What the Centre of Buoyancy Represents
The physics governing the buoyant force is encapsulated in Archimedes’ Principle, which states that the upward force exerted on an object submerged in a fluid is equal to the weight of the fluid that the object displaces. This relationship defines the magnitude of the buoyant force, which is calculated as $\text{F}_b = \rho_{\text{fluid}} \times \text{V}_{\text{displaced}} \times g$. The pressure exerted by a fluid increases with depth, causing the pressure on the lower surfaces of a submerged object to be greater than the pressure on its upper surfaces.
This pressure difference results in a net upward force, the buoyant force, which acts through the Centre of Buoyancy. The CoB is the application point for this calculated buoyant force. An object floats at rest when the upward buoyant force acting through the CoB is exactly balanced by the downward force of the object’s weight, which acts through its Center of Gravity.
Locating the Centre: The Role of Displaced Water
The specific location of the Centre of Buoyancy is defined geometrically as the centroid of the displaced volume of fluid. The centroid is the geometric center of a three-dimensional shape. In the context of a floating vessel, the CoB is the center of gravity of the hypothetical volume of water that the submerged part of the hull occupies.
Naval architects use complex calculations to precisely determine the centroid of this submerged volume during the design phase. The calculation is conceptually simpler than finding the Center of Gravity, as it only requires knowing the underwater shape, not the distribution of mass within the entire vessel. A fundamental consequence of this definition is that the CoB shifts position whenever the vessel moves or the shape of its submerged hull changes. When a ship rolls side-to-side, the volume and shape of the displaced water change unevenly. This causes the centroid of the submerged volume to move, shifting the CoB laterally and vertically, which is integral to a vessel’s response to tilting.
The Stability Equation: CoB vs. Center of Gravity
The practical importance of the Centre of Buoyancy becomes clear when compared to the Center of Gravity (CoG), the single point through which the object’s entire weight acts downward. The stability of any floating object depends entirely on the relative positions of the CoB and the CoG. For a vessel to be in stable equilibrium when upright, the CoG and CoB must lie on the same vertical line.
When a vessel is tilted or “heeled,” the CoB shifts horizontally due to the change in the submerged hull shape, but the CoG remains fixed relative to the vessel. If the CoB shifts outward sufficiently, the upward buoyant force and the downward weight force create a pair of opposing forces that form a rotational force called a righting moment. This moment acts to restore the vessel to its upright position.
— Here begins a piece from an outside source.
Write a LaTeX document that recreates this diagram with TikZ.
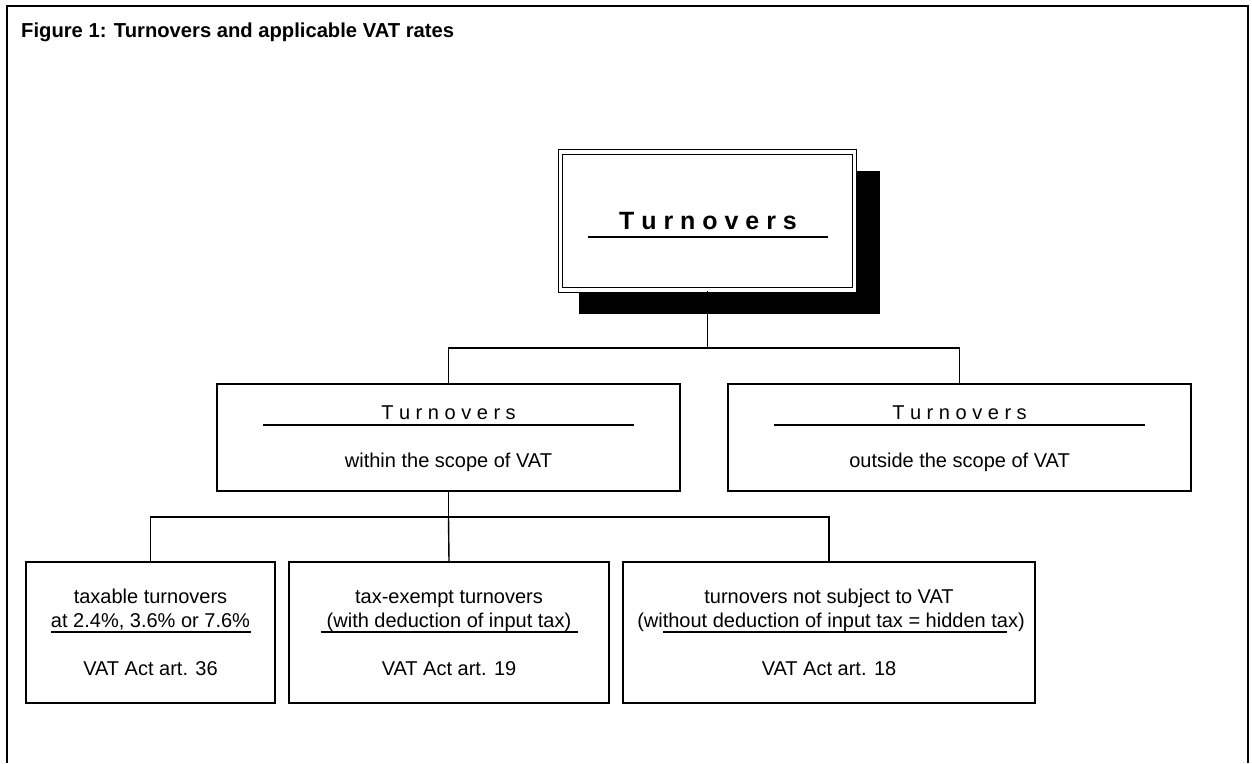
\documentclass[tikz,border=0pt]{standalone}
\usepackage{fontspec}
\setmainfont{Liberation Sans}
\begin{document}
\begin{tikzpicture}[x=1pt,y=-1pt,
  box/.style={draw,line width=1.4pt,fill=white,rectangle,inner sep=0pt},
  conn/.style={line width=1.4pt},
  uline/.style={line width=1.2pt},
  txt/.style={anchor=base,inner sep=0pt,font=\fontsize{20}{24}\selectfont},
  bigtxt/.style={anchor=base,inner sep=0pt,font=\bfseries\fontsize{25}{30}\selectfont},
  titletxt/.style={anchor=base west,inner sep=0pt,font=\bfseries\fontsize{20.2}{24}\selectfont}]
\useasboundingbox (0,0) rectangle (1252,763);
% frame
\draw[line width=2.2pt] (7,763) -- (7,6) -- (1248,6) -- (1248,763);
\node[titletxt] (title) at (21,37) {Figure 1: Turnovers and applicable VAT rates};
% top box with shadow
\fill (579,171) rectangle (880,314);
\node[box,double,double distance=3.2pt,line width=1.2pt,minimum width=294pt,minimum height=138pt] (top) at (707.5,221) {};
\node[bigtxt] (toptxt) at (708,229) {T u r n o v e r s};
\coordinate (tu1) at (588,237); \coordinate (tu2) at (828,237);
\draw[uline] (tu1) -- (tu2);
% middle boxes
\node[box,minimum width=463pt,minimum height=107pt] (mid1) at (448.5,437.5) {};
\node[box,minimum width=463pt,minimum height=107pt] (mid2) at (959.5,437.5) {};
\node[txt] (m1a) at (448.5,419) {T u r n o v e r s};
\node[txt] (m1b) at (448.5,467) {within the scope of VAT};
\coordinate (m1u1) at (263,425); \coordinate (m1u2) at (634,425);
\draw[uline] (m1u1) -- (m1u2);
\node[txt] (m2a) at (959.5,419) {T u r n o v e r s};
\node[txt] (m2b) at (959.5,467) {outside the scope of VAT};
\coordinate (m2u1) at (774,425); \coordinate (m2u2) at (1145,425);
\draw[uline] (m2u1) -- (m2u2);
% connectors top
\coordinate (j1) at (707.5,348);
\draw[conn] (top.south) -- (j1);
\draw[conn] (mid1.north) |- (j1) -| (mid2.north);
% bottom boxes
\node[box,minimum width=249pt,minimum height=141pt] (b1) at (150.5,632.5) {};
\node[box,minimum width=320pt,minimum height=141pt] (b2) at (449,632.5) {};
\node[box,minimum width=412pt,minimum height=141pt] (b3) at (829,632.5) {};
\node[txt] (b1a) at (150.5,603) {taxable turnovers};
\node[txt] (b1b) at (150.5,627) {at 2.4\%, 3.6\% or 7.6\%};
\node[txt] (b1c) at (150.5,675) {VAT Act art. 36};
\coordinate (b1u1) at (51,632); \coordinate (b1u2) at (251,632);
\draw[uline] (b1u1) -- (b1u2);
\node[txt] (b2a) at (449,603) {tax-exempt turnovers};
\node[txt] (b2b) at (449,627) {(with deduction of input tax)};
\node[txt] (b2c) at (449,675) {VAT Act art. 19};
\coordinate (b2u1) at (321,632); \coordinate (b2u2) at (578,632);
\draw[uline] (b2u1) -- (b2u2);
\node[txt] (b3a) at (829,603) {turnovers not subject to VAT};
\node[txt] (b3b) at (831,627) {(without deduction of input tax = hidden tax)};
\node[txt] (b3c) at (829,675) {VAT Act art. 18};
\coordinate (b3u1) at (663,632); \coordinate (b3u2) at (1007,632);
\draw[uline] (b3u1) -- (b3u2);
% connectors bottom
\coordinate (j2) at (448.5,517);
\draw[conn] (mid1.south) -- (j2);
\draw[conn] (b1.north) |- (j2) -| (b3.north);
\draw[conn] (j2) -- (b2.north);
\end{tikzpicture}
\end{document}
Engineers assess a vessel’s stability by introducing the concept of the metacenter (M). This is the point where the vertical line of action of the buoyant force, after the vessel has tilted, intersects the vessel’s centerline. The relationship between the metacenter (M) and the Center of Gravity (G) determines the ultimate stability. If the metacenter is located above the CoG, the resulting moment is a righting moment, and the vessel is considered stable.
The metacentric height (GM) is the vertical distance between these two points, M and G, and serves as a quantifiable measure of stability. A positive metacentric height ensures the vessel will return to its upright state after a tilt. Conversely, if the metacenter falls below the CoG, the force couple creates an overturning moment that drives the vessel to capsize, indicating an unstable condition.